Use the feature of your graphing utility that evaluates the determinant of a square matrix to verify any five of the determinants that you evaluated by hand.
$$\begin{vmatrix} \dfrac {1}{2}&\dfrac {1}{2}\\ \dfrac {1}{8}&-\dfrac {3}{4}\end{vmatrix} $$

Answer

**step1** Understanding the problem

The problem asks us to evaluate the determinant of the given 2x2 matrix. The matrix is presented as:
$$\begin{vmatrix} \dfrac {1}{2}&\dfrac {1}{2}\\ \dfrac {1}{8}&-\dfrac {3}{4}\end{vmatrix}$$

**step2** Identifying the elements of the matrix

For a general 2x2 matrix in the form $$\begin{vmatrix} a & b \\ c & d \end{vmatrix}$$, we identify the specific values from the given matrix:
The top-left element, which we denote as $$a$$, is $$\dfrac{1}{2}$$.
The top-right element, which we denote as $$b$$, is $$\dfrac{1}{2}$$.
The bottom-left element, which we denote as $$c$$, is $$\dfrac{1}{8}$$.
The bottom-right element, which we denote as $$d$$, is $$-\dfrac{3}{4}$$.

**step3** Applying the rule for a 2x2 determinant

To calculate the determinant of a 2x2 matrix, we follow a specific arithmetic rule: we multiply the elements along the main diagonal (top-left to bottom-right) and then subtract the product of the elements along the anti-diagonal (top-right to bottom-left).
This rule can be expressed as: $$ (a \times d) - (b \times c) $$.
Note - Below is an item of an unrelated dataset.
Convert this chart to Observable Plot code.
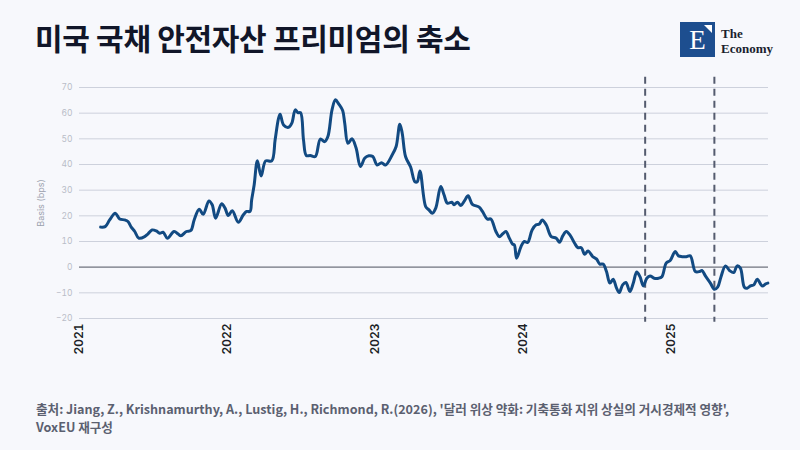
<!DOCTYPE html>
<html>
<head>
<meta charset="utf-8">
<script src="https://cdn.jsdelivr.net/npm/d3@7"></script>
<script src="https://cdn.jsdelivr.net/npm/@observablehq/plot@0.6"></script>
<style>
  html, body { margin: 0; padding: 0; background: #f7f8fc; }
  #wrap { position: relative; width: 800px; height: 450px; overflow: hidden; font-family: "Noto Sans CJK KR", "Noto Sans", sans-serif; }
  #title { position: absolute; left: 35px; top: 15px; font-size: 30px; font-weight: 700; color: #111629; letter-spacing: -0.3px; white-space: nowrap; }
  #logo { position: absolute; left: 680px; top: 22px; width: 35px; height: 35px; background: #1d4e8f; }
  #logo .e { position: absolute; left: 0; top: 0; width: 35px; height: 35px; line-height: 36px; text-align: center; color: #fff; font-family: "Liberation Serif", "DejaVu Serif", serif; font-size: 27px; }
  #logo .tri { position: absolute; right: 3px; top: 3px; width: 0; height: 0; border-left: 8px solid transparent; border-top: 8px solid #fff; }
  #logoText { position: absolute; left: 721px; top: 26px; font-family: "Liberation Serif", "DejaVu Serif", serif; font-weight: 700; font-size: 13px; line-height: 15px; color: #1a1f2e; }
  #plot { position: absolute; left: 0; top: 0; }
  #caption { position: absolute; left: 36px; top: 400px; font-size: 12.6px; line-height: 18px; color: #5b6070; font-weight: 600; white-space: nowrap; }
</style>
</head>
<body>
<div id="wrap">
  <div id="title">미국 국채 안전자산 프리미엄의 축소</div>
  <div id="logo"><div class="e">E</div><div class="tri"></div></div>
  <div id="logoText">The<br>Economy</div>
  <div id="plot"></div>
  <div id="caption">출처: Jiang, Z., Krishnamurthy, A., Lustig, H., Richmond, R.(2026), '달러 위상 약화: 기축통화 지위 상실의 거시경제적 영향',<br>VoxEU 재구성</div>
</div>
<script>
// Time position as decimal year
const years = [
  2021.143, 2021.174, 2021.204, 2021.242, 2021.272, 2021.306, 2021.328, 2021.350, 2021.374, 2021.401,
  2021.441, 2021.464, 2021.491, 2021.520, 2021.543, 2021.566, 2021.595, 2021.640, 2021.668, 2021.686,
  2021.724, 2021.754, 2021.776, 2021.810, 2021.837, 2021.876, 2021.898, 2021.921, 2021.962, 2021.985,
  2022.007, 2022.034, 2022.075, 2022.109, 2022.131, 2022.154, 2022.165, 2022.182, 2022.204, 2022.229,
  2022.260, 2022.301, 2022.324, 2022.347, 2022.358, 2022.381, 2022.415, 2022.437, 2022.460, 2022.478,
  2022.496, 2022.516, 2022.535, 2022.562, 2022.596, 2022.630, 2022.659, 2022.681, 2022.709, 2022.732,
  2022.754, 2022.781, 2022.795, 2022.817, 2022.844, 2022.872, 2022.901, 2022.931, 2022.958, 2022.985,
  2023.014, 2023.044, 2023.071, 2023.116, 2023.143, 2023.168, 2023.184, 2023.207, 2023.241, 2023.270,
  2023.286, 2023.304, 2023.343, 2023.365, 2023.388, 2023.411, 2023.445, 2023.467, 2023.490, 2023.520,
  2023.535, 2023.557, 2023.581, 2023.603, 2023.630, 2023.659, 2023.705, 2023.727, 2023.761, 2023.784,
  2023.818, 2023.841, 2023.863, 2023.886, 2023.909, 2023.931, 2023.943, 2023.958, 2023.988, 2024.010,
  2024.033, 2024.063, 2024.090, 2024.112, 2024.131, 2024.158, 2024.192, 2024.226, 2024.248, 2024.271,
  2024.294, 2024.321, 2024.350, 2024.372, 2024.395, 2024.418, 2024.440, 2024.474, 2024.497, 2024.520,
  2024.542, 2024.565, 2024.588, 2024.610, 2024.633, 2024.651, 2024.674, 2024.696, 2024.723, 2024.746,
  2024.769, 2024.791, 2024.814, 2024.837, 2024.859, 2024.887, 2024.916, 2024.939, 2024.968, 2024.995,
  2025.029, 2025.051, 2025.075, 2025.104, 2025.131, 2025.165, 2025.194, 2025.210, 2025.233, 2025.267,
  2025.294, 2025.316, 2025.339, 2025.369, 2025.398, 2025.425, 2025.448, 2025.470, 2025.497, 2025.516,
  2025.538, 2025.561, 2025.584, 2025.618, 2025.641, 2025.656
];
// Basis (bps)
const basis = [
  15.6, 15.8, 18.4, 21.0, 18.8, 18.4, 17.8, 15.6, 13.9, 11.3,
  11.9, 13.0, 14.5, 14.1, 13.2, 13.6, 11.3, 13.9, 12.9, 12.2,
  13.9, 14.3, 18.4, 22.6, 20.6, 25.8, 24.3, 19.1, 24.7, 23.0,
  20.1, 22.0, 17.5, 20.4, 21.7, 21.7, 26.2, 32.0, 41.5, 35.5,
  41.4, 41.4, 49.6, 58.0, 59.6, 55.4, 54.5, 56.1, 61.3, 60.2,
  60.2, 49.6, 43.5, 43.5, 43.1, 49.9, 48.9, 50.9, 61.3, 65.2,
  63.6, 61.0, 56.1, 48.3, 50.0, 46.4, 39.2, 42.5, 43.4, 43.1,
  39.8, 40.7, 39.8, 43.7, 47.0, 55.7, 52.2, 43.0, 39.0, 33.3,
  33.3, 37.5, 23.6, 22.3, 21.0, 23.0, 31.4, 28.2, 24.9, 25.3,
  24.3, 25.3, 24.0, 25.6, 27.8, 24.5, 23.4, 21.7, 18.7, 18.8,
  13.9, 11.9, 12.9, 13.9, 11.3, 9.0, 8.7, 3.5, 8.0, 10.0,
  9.6, 14.5, 16.5, 16.8, 18.4, 16.5, 11.9, 11.3, 9.7, 12.3,
  13.9, 12.3, 9.3, 7.6, 7.6, 5.0, 6.3, 4.0, 3.2, 1.2,
  1.2, -1.7, -6.2, -4.7, -8.2, -9.9, -6.9, -6.0, -9.5, -6.2,
  -1.9, -3.7, -7.3, -4.3, -3.4, -4.3, -4.3, -3.7, 1.6, 2.6,
  6.1, 4.4, 4.1, 4.1, 4.4, -1.7, -1.7, -1.3, -3.4, -6.2,
  -8.6, -7.8, -3.7, 0.5, -1.4, -2.1, 0.5, -0.4, -7.8, -8.2,
  -7.3, -6.9, -4.7, -7.3, -6.5, -6.2
];
const eventYears = [2024.826, 2025.294];
const yTicks = [-20, -10, 0, 10, 20, 30, 40, 50, 60, 70];
const xTickYears = [2021, 2022, 2023, 2024, 2025];
const xStart = "2021-01-01", xEnd = "2025-08-30";

function toDate(y) {
  const yr = Math.floor(y);
  const a = Date.UTC(yr, 0, 1), b = Date.UTC(yr + 1, 0, 1);
  return new Date(a + (y - yr) * (b - a));
}
const data = years.map((y, i) => ({date: toDate(y), value: basis[i]}));
const events = eventYears.map(toDate);
const xTicks = xTickYears.map(y => new Date(Date.UTC(y, 0, 1)));

const chart = Plot.plot({
  width: 800,
  height: 370,
  marginTop: 87,
  marginBottom: 52,
  marginLeft: 79,
  marginRight: 32,
  style: {background: "transparent", fontFamily: "Inter, 'Noto Sans', sans-serif"},
  x: {type: "utc", domain: [new Date(xStart), new Date(xEnd)]},
  y: {domain: [-20, 70]},
  marks: [
    Plot.gridY(yTicks, {stroke: "#cdd1dc", strokeOpacity: 1, strokeWidth: 1}),
    Plot.ruleY([0], {stroke: "#7a7d86", strokeWidth: 1.2}),
    Plot.axisY(yTicks, {
      tickSize: 0, tickPadding: 7, fontSize: 8.5, fill: "#b9bdc8",
      label: "Basis (bps)", labelAnchor: "center", labelArrow: "none", labelOffset: 42
    }),
    Plot.axisX(xTicks, {
      tickSize: 0, tickPadding: 5, tickRotate: -90, tickFormat: d3.utcFormat("%Y"),
      fontSize: 12, fontWeight: 600, fill: "#1c1f26", label: null
    }),
    Plot.ruleX(events, {y1: 74, y2: -21.5, stroke: "#545b6e", strokeWidth: 2, strokeDasharray: "7,5", clip: false}),
    Plot.line(data, {x: "date", y: "value", stroke: "#124a82", strokeWidth: 3, curve: "catmull-rom"})
  ]
});
// style the y-axis label
chart.querySelectorAll("text").forEach(t => {
  if (t.textContent.trim() === "Basis (bps)") { t.setAttribute("fill", "#9ba1ad"); t.setAttribute("font-size", "9"); }
});
document.getElementById("plot").appendChild(chart);
</script>
</body>
</html>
**step4** Calculating the product of the main diagonal elements

First, we calculate the product of the elements on the main diagonal, $$a \times d$$:
$$a \times d = \dfrac{1}{2} \times \left(-\dfrac{3}{4}\right)$$
To multiply fractions, we multiply the numerators (top numbers) together and the denominators (bottom numbers) together:
$$a \times d = \dfrac{1 \times (-3)}{2 \times 4} = \dfrac{-3}{8}$$

**step5** Calculating the product of the anti-diagonal elements

Next, we calculate the product of the elements on the anti-diagonal, $$b \times c$$:
$$b \times c = \dfrac{1}{2} \times \dfrac{1}{8}$$
Similarly, to multiply these fractions, we multiply the numerators and the denominators:
$$b \times c = \dfrac{1 \times 1}{2 \times 8} = \dfrac{1}{16}$$

**step6** Subtracting the products to find the final determinant

Finally, we subtract the second product ($$b \times c$$) from the first product ($$a \times d$$) to find the determinant:
$$ \text{Determinant} = \dfrac{-3}{8} - \dfrac{1}{16} $$
To subtract fractions, they must have a common denominator. The least common multiple of 8 and 16 is 16.
We convert the fraction $$\dfrac{-3}{8}$$ to an equivalent fraction with a denominator of 16 by multiplying both its numerator and denominator by 2:
$$\dfrac{-3}{8} = \dfrac{-3 \times 2}{8 \times 2} = \dfrac{-6}{16}$$
Now, we perform the subtraction with the common denominator:
$$ \text{Determinant} = \dfrac{-6}{16} - \dfrac{1}{16} $$
Subtract the numerators while keeping the common denominator:
$$ \text{Determinant} = \dfrac{-6 - 1}{16} = \dfrac{-7}{16} $$
The determinant of the given matrix is $$-\dfrac{7}{16}$$.